- [SOURCE MATERIAL]:
◆ ◆ ◆ ◆
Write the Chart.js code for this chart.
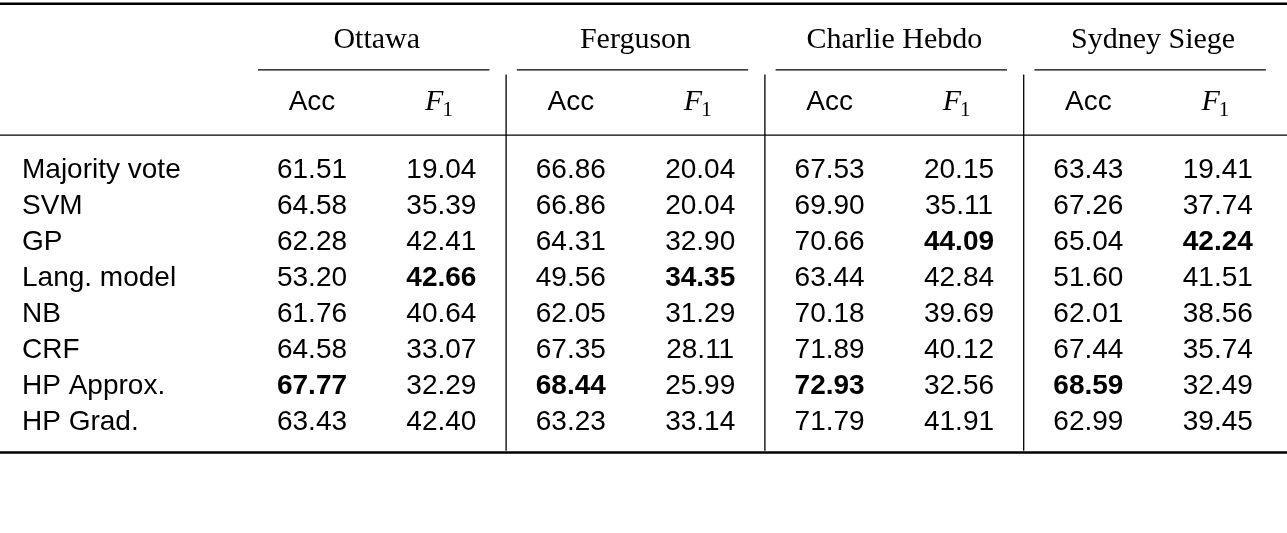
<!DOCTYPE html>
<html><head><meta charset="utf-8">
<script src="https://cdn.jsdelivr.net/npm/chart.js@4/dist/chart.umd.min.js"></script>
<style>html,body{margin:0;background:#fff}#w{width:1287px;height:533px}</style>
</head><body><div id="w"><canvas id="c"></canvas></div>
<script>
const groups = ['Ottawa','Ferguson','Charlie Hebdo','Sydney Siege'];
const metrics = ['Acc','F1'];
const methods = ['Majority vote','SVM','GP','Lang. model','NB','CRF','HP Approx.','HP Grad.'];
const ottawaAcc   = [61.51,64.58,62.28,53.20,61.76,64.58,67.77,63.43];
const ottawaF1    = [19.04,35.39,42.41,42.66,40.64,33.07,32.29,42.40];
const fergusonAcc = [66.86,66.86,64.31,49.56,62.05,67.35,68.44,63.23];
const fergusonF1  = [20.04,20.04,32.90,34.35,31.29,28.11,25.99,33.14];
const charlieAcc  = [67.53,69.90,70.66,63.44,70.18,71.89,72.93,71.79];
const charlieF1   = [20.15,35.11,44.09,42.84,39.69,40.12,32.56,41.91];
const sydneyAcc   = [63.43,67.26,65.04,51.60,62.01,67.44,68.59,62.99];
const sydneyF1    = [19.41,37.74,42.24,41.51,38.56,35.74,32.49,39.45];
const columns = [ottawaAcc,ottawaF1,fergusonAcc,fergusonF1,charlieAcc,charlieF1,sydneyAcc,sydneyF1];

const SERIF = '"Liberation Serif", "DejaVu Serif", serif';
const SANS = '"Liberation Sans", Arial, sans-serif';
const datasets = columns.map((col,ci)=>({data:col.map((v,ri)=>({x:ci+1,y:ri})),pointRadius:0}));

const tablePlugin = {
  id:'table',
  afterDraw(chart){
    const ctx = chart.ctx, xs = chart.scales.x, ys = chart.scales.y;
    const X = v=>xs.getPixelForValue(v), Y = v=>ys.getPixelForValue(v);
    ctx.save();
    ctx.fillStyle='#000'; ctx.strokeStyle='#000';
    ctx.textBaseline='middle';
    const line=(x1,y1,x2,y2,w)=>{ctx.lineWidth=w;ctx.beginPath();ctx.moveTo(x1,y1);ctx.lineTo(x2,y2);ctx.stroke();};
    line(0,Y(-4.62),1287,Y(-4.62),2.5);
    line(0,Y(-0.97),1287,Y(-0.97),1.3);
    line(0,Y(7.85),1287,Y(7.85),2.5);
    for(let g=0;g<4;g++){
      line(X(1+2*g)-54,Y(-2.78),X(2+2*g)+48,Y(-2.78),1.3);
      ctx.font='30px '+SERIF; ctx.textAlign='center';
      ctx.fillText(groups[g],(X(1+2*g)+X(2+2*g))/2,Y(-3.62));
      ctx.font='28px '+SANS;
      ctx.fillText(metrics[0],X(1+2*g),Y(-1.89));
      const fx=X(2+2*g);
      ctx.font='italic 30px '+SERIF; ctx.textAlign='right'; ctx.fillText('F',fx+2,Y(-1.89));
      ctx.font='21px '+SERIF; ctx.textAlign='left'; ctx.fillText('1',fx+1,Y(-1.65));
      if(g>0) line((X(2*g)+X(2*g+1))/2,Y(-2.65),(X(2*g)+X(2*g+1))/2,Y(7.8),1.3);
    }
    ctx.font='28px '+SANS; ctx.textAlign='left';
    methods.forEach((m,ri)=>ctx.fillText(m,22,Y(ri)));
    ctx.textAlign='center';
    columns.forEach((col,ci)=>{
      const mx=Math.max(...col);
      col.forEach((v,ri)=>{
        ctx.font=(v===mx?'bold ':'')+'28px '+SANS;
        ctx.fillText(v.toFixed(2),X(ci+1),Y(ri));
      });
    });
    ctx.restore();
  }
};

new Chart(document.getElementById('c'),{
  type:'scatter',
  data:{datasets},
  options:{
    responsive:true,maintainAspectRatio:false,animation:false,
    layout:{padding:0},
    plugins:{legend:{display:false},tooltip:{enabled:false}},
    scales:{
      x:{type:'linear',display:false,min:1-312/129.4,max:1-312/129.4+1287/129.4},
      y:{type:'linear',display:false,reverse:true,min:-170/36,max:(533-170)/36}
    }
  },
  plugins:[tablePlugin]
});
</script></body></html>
◆ ◆ ◆ ◆
- [YOUR TASK]: Set down the material above as is, without any pictures.

- [THE COMPLETED TASK]:
Write the Chart.js code for this chart.
<!DOCTYPE html>
<html><head><meta charset="utf-8">
<script src="https://cdn.jsdelivr.net/npm/chart.js@4/dist/chart.umd.min.js"></script>
<style>html,body{margin:0;background:#fff}#w{width:1287px;height:533px}</style>
</head><body><div id="w"><canvas id="c"></canvas></div>
<script>
const groups = ['Ottawa','Ferguson','Charlie Hebdo','Sydney Siege'];
const metrics = ['Acc','F1'];
const methods = ['Majority vote','SVM','GP','Lang. model','NB','CRF','HP Approx.','HP Grad.'];
const ottawaAcc   = [61.51,64.58,62.28,53.20,61.76,64.58,67.77,63.43];
const ottawaF1    = [19.04,35.39,42.41,42.66,40.64,33.07,32.29,42.40];
const fergusonAcc = [66.86,66.86,64.31,49.56,62.05,67.35,68.44,63.23];
const fergusonF1  = [20.04,20.04,32.90,34.35,31.29,28.11,25.99,33.14];
const charlieAcc  = [67.53,69.90,70.66,63.44,70.18,71.89,72.93,71.79];
const charlieF1   = [20.15,35.11,44.09,42.84,39.69,40.12,32.56,41.91];
const sydneyAcc   = [63.43,67.26,65.04,51.60,62.01,67.44,68.59,62.99];
const sydneyF1    = [19.41,37.74,42.24,41.51,38.56,35.74,32.49,39.45];
const columns = [ottawaAcc,ottawaF1,fergusonAcc,fergusonF1,charlieAcc,charlieF1,sydneyAcc,sydneyF1];

const SERIF = '"Liberation Serif", "DejaVu Serif", serif';
const SANS = '"Liberation Sans", Arial, sans-serif';
const datasets = columns.map((col,ci)=>({data:col.map((v,ri)=>({x:ci+1,y:ri})),pointRadius:0}));

const tablePlugin = {
  id:'table',
  afterDraw(chart){
    const ctx = chart.ctx, xs = chart.scales.x, ys = chart.scales.y;
    const X = v=>xs.getPixelForValue(v), Y = v=>ys.getPixelForValue(v);
    ctx.save();
    ctx.fillStyle='#000'; ctx.strokeStyle='#000';
    ctx.textBaseline='middle';
    const line=(x1,y1,x2,y2,w)=>{ctx.lineWidth=w;ctx.beginPath();ctx.moveTo(x1,y1);ctx.lineTo(x2,y2);ctx.stroke();};
    line(0,Y(-4.62),1287,Y(-4.62),2.5);
    line(0,Y(-0.97),1287,Y(-0.97),1.3);
    line(0,Y(7.85),1287,Y(7.85),2.5);
    for(let g=0;g<4;g++){
      line(X(1+2*g)-54,Y(-2.78),X(2+2*g)+48,Y(-2.78),1.3);
      ctx.font='30px '+SERIF; ctx.textAlign='center';
      ctx.fillText(groups[g],(X(1+2*g)+X(2+2*g))/2,Y(-3.62));
      ctx.font='28px '+SANS;
      ctx.fillText(metrics[0],X(1+2*g),Y(-1.89));
      const fx=X(2+2*g);
      ctx.font='italic 30px '+SERIF; ctx.textAlign='right'; ctx.fillText('F',fx+2,Y(-1.89));
      ctx.font='21px '+SERIF; ctx.textAlign='left'; ctx.fillText('1',fx+1,Y(-1.65));
      if(g>0) line((X(2*g)+X(2*g+1))/2,Y(-2.65),(X(2*g)+X(2*g+1))/2,Y(7.8),1.3);
    }
    ctx.font='28px '+SANS; ctx.textAlign='left';
    methods.forEach((m,ri)=>ctx.fillText(m,22,Y(ri)));
    ctx.textAlign='center';
    columns.forEach((col,ci)=>{
      const mx=Math.max(...col);
      col.forEach((v,ri)=>{
        ctx.font=(v===mx?'bold ':'')+'28px '+SANS;
        ctx.fillText(v.toFixed(2),X(ci+1),Y(ri));
      });
    });
    ctx.restore();
  }
};

new Chart(document.getElementById('c'),{
  type:'scatter',
  data:{datasets},
  options:{
    responsive:true,maintainAspectRatio:false,animation:false,
    layout:{padding:0},
    plugins:{legend:{display:false},tooltip:{enabled:false}},
    scales:{
      x:{type:'linear',display:false,min:1-312/129.4,max:1-312/129.4+1287/129.4},
      y:{type:'linear',display:false,reverse:true,min:-170/36,max:(533-170)/36}
    }
  },
  plugins:[tablePlugin]
});
</script></body></html>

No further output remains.